START DATA SUPPLIED
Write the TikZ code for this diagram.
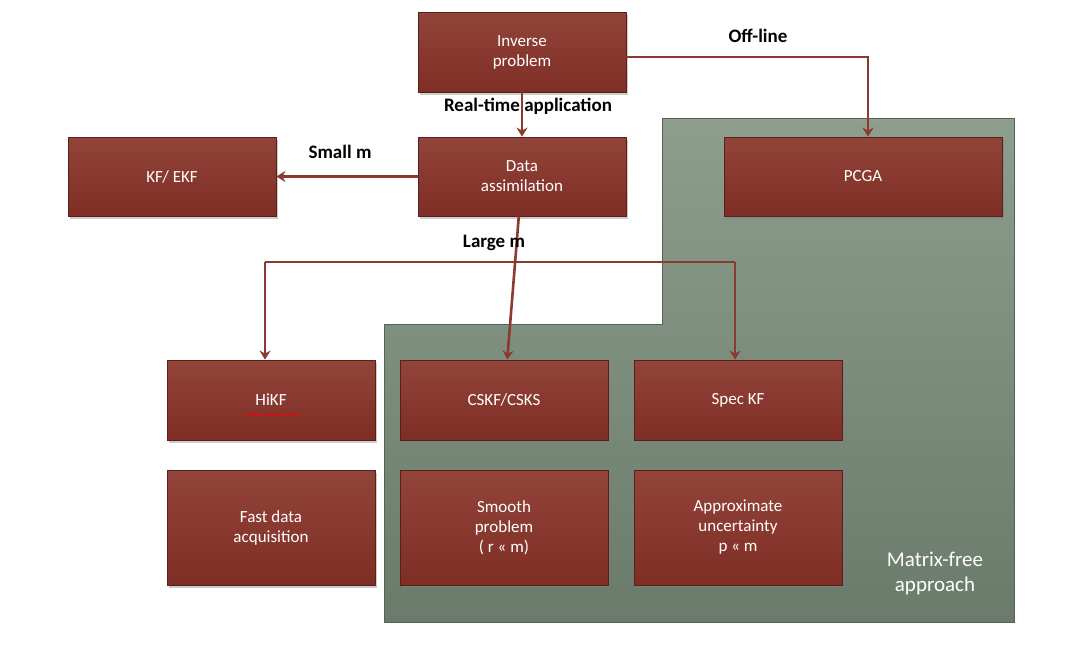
\documentclass[tikz,border=0pt]{standalone}
\usepackage{fontspec}
\setmainfont{Carlito}
\usetikzlibrary{shadows,decorations.pathmorphing,arrows.meta}
\definecolor{boxr}{HTML}{7E2E24}
\definecolor{boxt}{HTML}{93443A}
\definecolor{lnk}{HTML}{8B3A30}
\definecolor{gtop}{HTML}{8E9E8E}
\definecolor{gbot}{HTML}{6A7B6B}
\begin{document}
\begin{tikzpicture}[x=1pt,y=-1pt,
 box/.style={draw=boxr!70!black,line width=0.8pt,top color=boxt,bottom color=boxr,
   text=white,font=\fontsize{17}{20}\selectfont,align=center,inner sep=0pt,
   drop shadow={shadow xshift=2pt,shadow yshift=-3pt,opacity=0.4}},
 lab/.style={font=\bfseries\fontsize{19}{22}\selectfont,text=black},
 con/.style={draw=lnk,line width=2.6pt,-{Stealth[length=9pt,width=11pt]}}]
\useasboundingbox (0,0) rectangle (1080,662);
\shade[top color=gtop,bottom color=gbot,draw=gbot!80!black,line width=0.5pt]
 (662,118)--(1014,118)--(1014,622)--(384,622)--(384,324)--(662,324)--cycle;
\def\bx#1#2#3#4#5#6{\node[box,minimum width=#4-#2,minimum height=#5-#3] (#1) at ({(#2+#4)/2},{(#3+#5)/2}) {#6};}
\bx{inv}{418}{12}{626}{92}{Inverse\\problem}
\bx{kf}{68}{137}{276}{216}{KF/ EKF}
\bx{da}{418}{137}{626}{216}{Data\\assimilation}
\bx{pcga}{724}{137}{1002}{216}{PCGA}
\bx{hikf}{167}{360}{375}{440}{HiKF}
\bx{cskf}{400}{360}{608}{440}{CSKF/CSKS}
\bx{spec}{634}{360}{842}{440}{Spec KF}
\bx{fast}{167}{470}{375}{585}{Fast data\\acquisition}
\bx{smooth}{400}{470}{608}{585}{Smooth\\problem\\( r << m)}
\bx{approx}{634}{470}{842}{585}{Approximate\\uncertainty\\p << m}
\draw[red,line width=0.6pt,decorate,decoration={snake,amplitude=0.8pt,segment length=3pt}] (246,415)--(300,415);
\node[text=white,font=\fontsize{21}{25}\selectfont,align=center] (mf) at (935,573) {Matrix-free\\approach};
\coordinate (c1) at (868,57);
\coordinate (hl) at (265,262);
\coordinate (hr) at (735,262);
\coordinate (hm) at (522,262);
\draw[con] (inv) -- (da);
\draw[con] (inv.east |- 0,57) -- (c1) -- (pcga.north -| c1);
\draw[con] (da.west) -- (kf.east);
\draw[con] (da) -- (cskf);
\draw[draw=lnk,line width=2.6pt] (hl) -- (hr);
\draw[con] (hl) -- (hikf.north -| hl);
\draw[con] (hr) -- (spec.north -| hr);
\node[lab] (l1) at (758,36) {Off-line};
\node[lab] (l2) at (528,106) {Real-time application};
\node[lab] (l3) at (340,152) {Small m};
\node[lab] (l4) at (494,243) {Large m};
\end{tikzpicture}
\end{document}
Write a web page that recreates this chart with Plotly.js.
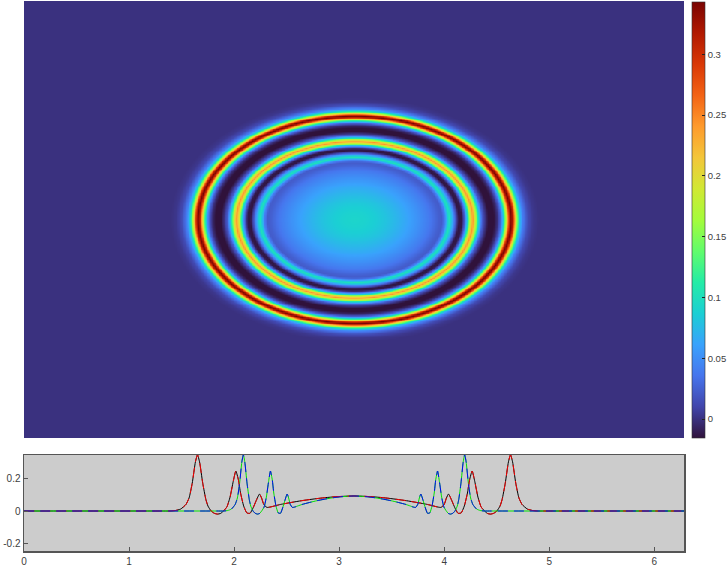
<!DOCTYPE html>
<html><head><meta charset="utf-8">
<script src="https://cdn.plot.ly/plotly-3.0.1.min.js"></script>
<style>html,body{margin:0;padding:0;background:#fff}#c{width:728px;height:569px}</style>
</head><body><div id="c"></div>
<script>
// Radial profile: distance from the centre, value there
const radius = [0,.1,.2,.3,.4,.5,.6,.7,.75,.8,.83,.86,.88,.9,.93,.96,.99,1.02,1.05,1.08,1.1,1.125,1.15,1.18,1.21,1.24,1.27,1.3,1.33,1.36,1.39,1.41,1.44,1.47,1.49,1.51,1.54,1.57,1.6,1.65,1.7,1.75,1.85,4.45];
const level  = [.092,.09,.086,.08,.072,.063,.052,.04,.032,.024,.022,.042,.08,.104,.065,.02,-.014,-.012,.03,.11,.19,.245,.18,.085,.025,.002,-.015,-.019,-.014,0,.03,.07,.17,.30,.345,.30,.17,.08,.04,.012,.003,0,0,0];
const xTicks = [0,1,2,3,4,5,6];
const yTicks = [-0.2,0,0.2];
const barTicks = [0,0.05,0.1,0.15,0.2,0.25,0.3];
const barLabels = ['0','0.05','0.1','0.15','0.2','0.25','0.3'];
const turbo = ['#30123b','#4145ab','#4675ed','#39a2fc','#1bcfd4','#24eca6','#61fc6c','#a4fc3b','#d1e834','#f3c63a','#fe9b2d','#f36315','#d93806','#b11901','#7a0402'];
const zMin = -0.0156, zMax = 0.343;
const W = 728, H = 569;
const PI = Math.PI, SQ2 = Math.SQRT2, yLen = 2*PI/SQ2;

function lookup(r){
  let i = 1;
  while (i < radius.length-1 && radius[i] < r) i++;
  const t = Math.min(1,(r-radius[i-1])/(radius[i]-radius[i-1]));
  return level[i-1] + t*(level[i]-level[i-1]);
}
// 2-D field: the elliptical rings, from the same profile
const gx = [], gy = [], gz = [];
for (let i=0;i<=440;i++) gx.push(2*PI*i/440);
for (let j=0;j<=300;j++) gy.push(yLen*j/300);
for (const y of gy){
  gz.push(gx.map(x => lookup(Math.hypot(x-PI, SQ2*(y-yLen/2)))));
}
// Slices: along x the profile as is, along the other direction compressed by sqrt(2)
function slice(scale, maxR){
  const idx = radius.map((r,i)=>i).filter(i=>radius[i]<=maxR);
  const xs=[], ys=[];
  for (let k=idx.length-1;k>0;k--){ xs.push(PI-radius[idx[k]]/scale); ys.push(level[idx[k]]); }
  for (let k=0;k<idx.length;k++){ xs.push(PI+radius[idx[k]]/scale); ys.push(level[idx[k]]); }
  xs.unshift(0); ys.unshift(0); xs.push(2*PI); ys.push(0);
  return {x:xs,y:ys};
}
const hs = slice(1,1.85), vs = slice(SQ2,1.85);
const line = (s,color,dash)=>({type:'scatter',mode:'lines',x:s.x,y:s.y,xaxis:'x2',yaxis:'y2',hoverinfo:'skip',
  line:{color,width:1,dash,shape:'spline',smoothing:0.5}});
const data = [
 {type:'heatmap',x:gx,y:gy,z:gz,zmin:zMin,zmax:zMax,zsmooth:'best',
  colorscale:turbo.map((c,i)=>[i/(turbo.length-1),c]),
  colorbar:{x:692/W,xanchor:'left',xpad:0,y:1-2/H,yanchor:'top',ypad:0,lenmode:'pixels',len:436,thicknessmode:'pixels',thickness:13,
    tickmode:'array',tickvals:barTicks,ticktext:barLabels,ticks:'inside',ticklen:3,tickcolor:'#222',tickwidth:1,
    outlinecolor:'#333',outlinewidth:0.6,tickfont:{family:'Liberation Sans',size:9.5,color:'#404040'}}},
 line(hs,'#000000','solid'),
 line(vs,'#00e000','solid'),
 line(hs,'#ff0000','10px,6px'),
 line(vs,'#0000ff','10px,6px')
];
const layout = {
 width:W,height:H,margin:{l:0,r:0,t:0,b:0,pad:0,autoexpand:false},paper_bgcolor:'#fff',plot_bgcolor:'#ccc',showlegend:false,
 xaxis:{domain:[24/W,684/W],range:[0,2*PI],visible:false,fixedrange:true},
 yaxis:{domain:[1-438/H,1-1/H],range:[0,yLen],visible:false,fixedrange:true},
 xaxis2:{domain:[24/W,684/W],range:[0,2*PI],anchor:'y2',tickmode:'array',tickvals:xTicks,ticks:'inside',ticklen:4,tickcolor:'#555',
   showgrid:false,zeroline:false,showline:true,linecolor:'#555',linewidth:1.5,mirror:true,
   tickfont:{family:'Liberation Sans',size:10,color:'#404040'}},
 yaxis2:{domain:[1-551/H,1-455/H],range:[-0.245,0.343],anchor:'x2',tickmode:'array',tickvals:yTicks,ticktext:['-0.2','0','0.2'],ticks:'inside',ticklen:4,tickcolor:'#555',
   showgrid:false,zeroline:false,showline:true,linecolor:'#555',linewidth:1.5,mirror:true,
   tickfont:{family:'Liberation Sans',size:10,color:'#404040'}}
};
Plotly.newPlot('c',data,layout,{displayModeBar:false,staticPlot:true});
</script></body></html>
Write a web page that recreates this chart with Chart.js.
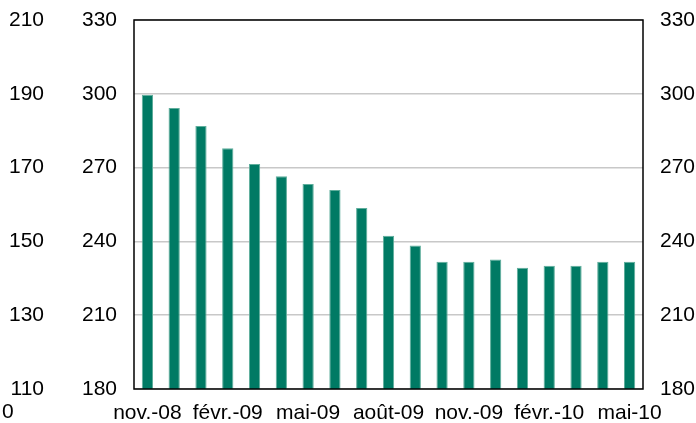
<!DOCTYPE html>
<html>
<head>
<meta charset="utf-8">
<script src="https://cdn.jsdelivr.net/npm/chart.js@4"></script>
<style>
  html, body { margin: 0; padding: 0; background: #fff; }
  #wrap { width: 696px; height: 423px; }
</style>
</head>
<body>
<div id="wrap"><canvas id="chart" width="696" height="423"></canvas></div>
<script>
(function () {
    "use strict";

    // data
    const months = [
        "nov.-08", "déc.-08", "janv.-09", "févr.-09", "mars-09", "avr.-09",
        "mai-09", "juin-09", "juil.-09", "août-09", "sept.-09", "oct.-09",
        "nov.-09", "déc.-09", "janv.-10", "févr.-10", "mars-10", "avr.-10", "mai-10"
    ];
    const values = [
        299.6, 294.2, 286.9, 277.9, 271.5, 266.5, 263.3, 260.9, 253.6, 242.3,
        238.3, 231.7, 231.7, 232.6, 229.3, 230.1, 230.1, 231.7, 231.7
    ];
    const outerTicks = [110, 130, 150, 170, 190, 210];
    const mainTicks = [180, 210, 240, 270, 300, 330];

    const font = { family: "'Liberation Sans', Arial, sans-serif", size: 21 };

    // plot frame + stray "0" under the outer axis
    const framePlugin = {
        id: "frame",
        afterDraw(chart) {
            const a = chart.chartArea;
            const ctx = chart.ctx;
            ctx.save();
            ctx.strokeStyle = "#000";
            ctx.lineWidth = 1.5;
            ctx.strokeRect(a.left, a.top, a.right - a.left, a.bottom - a.top);
            ctx.fillStyle = "#000";
            ctx.font = font.size + "px " + font.family;
            ctx.textAlign = "left";
            ctx.textBaseline = "middle";
            ctx.fillText("0", 2, 412);
            ctx.restore();
        }
    };

    new Chart(document.getElementById("chart").getContext("2d"), {
        type: "bar",
        data: {
            labels: months,
            datasets: [{
                data: values,
                yAxisID: "y",
                backgroundColor: "#007a64",
                borderColor: "#5fae9c",
                borderWidth: { top: 1, left: 1, right: 1, bottom: 0 },
                borderSkipped: false,
                categoryPercentage: 1,
                barPercentage: 0.42
            }]
        },
        options: {
            responsive: false,
            animation: false,
            layout: { padding: { top: 0, bottom: 0, left: 0, right: 0 } },
            plugins: {
                legend: { display: false },
                tooltip: { enabled: false }
            },
            scales: {
                x: {
                    grid: { display: false, drawTicks: false },
                    border: { display: false },
                    ticks: {
                        autoSkip: false,
                        maxRotation: 0,
                        padding: 12,
                        color: "#000",
                        font: font,
                        callback: function (v, i) { return i % 3 === 0 ? months[i] : ""; }
                    },
                    afterFit(s) { s.height = 34; }
                },
                outer: {
                    position: "left",
                    weight: 2,
                    min: outerTicks[0],
                    max: outerTicks[outerTicks.length - 1],
                    grid: { display: false, drawTicks: false },
                    border: { display: false },
                    afterBuildTicks(s) { s.ticks = outerTicks.map(v => ({ value: v })); },
                    ticks: { color: "#000", font: font, padding: 16 },
                    afterFit(s) { s.width = 60; s.paddingTop = 20; }
                },
                y: {
                    position: "left",
                    weight: 1,
                    min: 180,
                    max: 330,
                    grid: { color: "#c8c8c8", lineWidth: 1.5, drawTicks: false },
                    border: { display: false },
                    afterBuildTicks(s) { s.ticks = mainTicks.map(v => ({ value: v })); },
                    ticks: { color: "#000", font: font, padding: 17 },
                    afterFit(s) { s.width = 74; s.paddingTop = 20; }
                },
                right: {
                    position: "right",
                    min: 180,
                    max: 330,
                    grid: { display: false, drawTicks: false },
                    border: { display: false },
                    afterBuildTicks(s) { s.ticks = mainTicks.map(v => ({ value: v })); },
                    ticks: { color: "#000", font: font, padding: 17 },
                    afterFit(s) { s.width = 53; s.paddingTop = 20; }
                }
            }
        },
        plugins: [framePlugin]
    });
})();
</script>
</body>
</html>
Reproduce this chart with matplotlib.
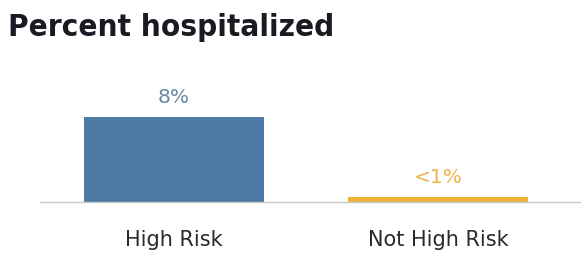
END DATA SUPPLIED
### TASK REQUIREMENTS
A single figure is required: the number of lines above in which the word "Write" occurs.

### WRITTEN SOLUTION
3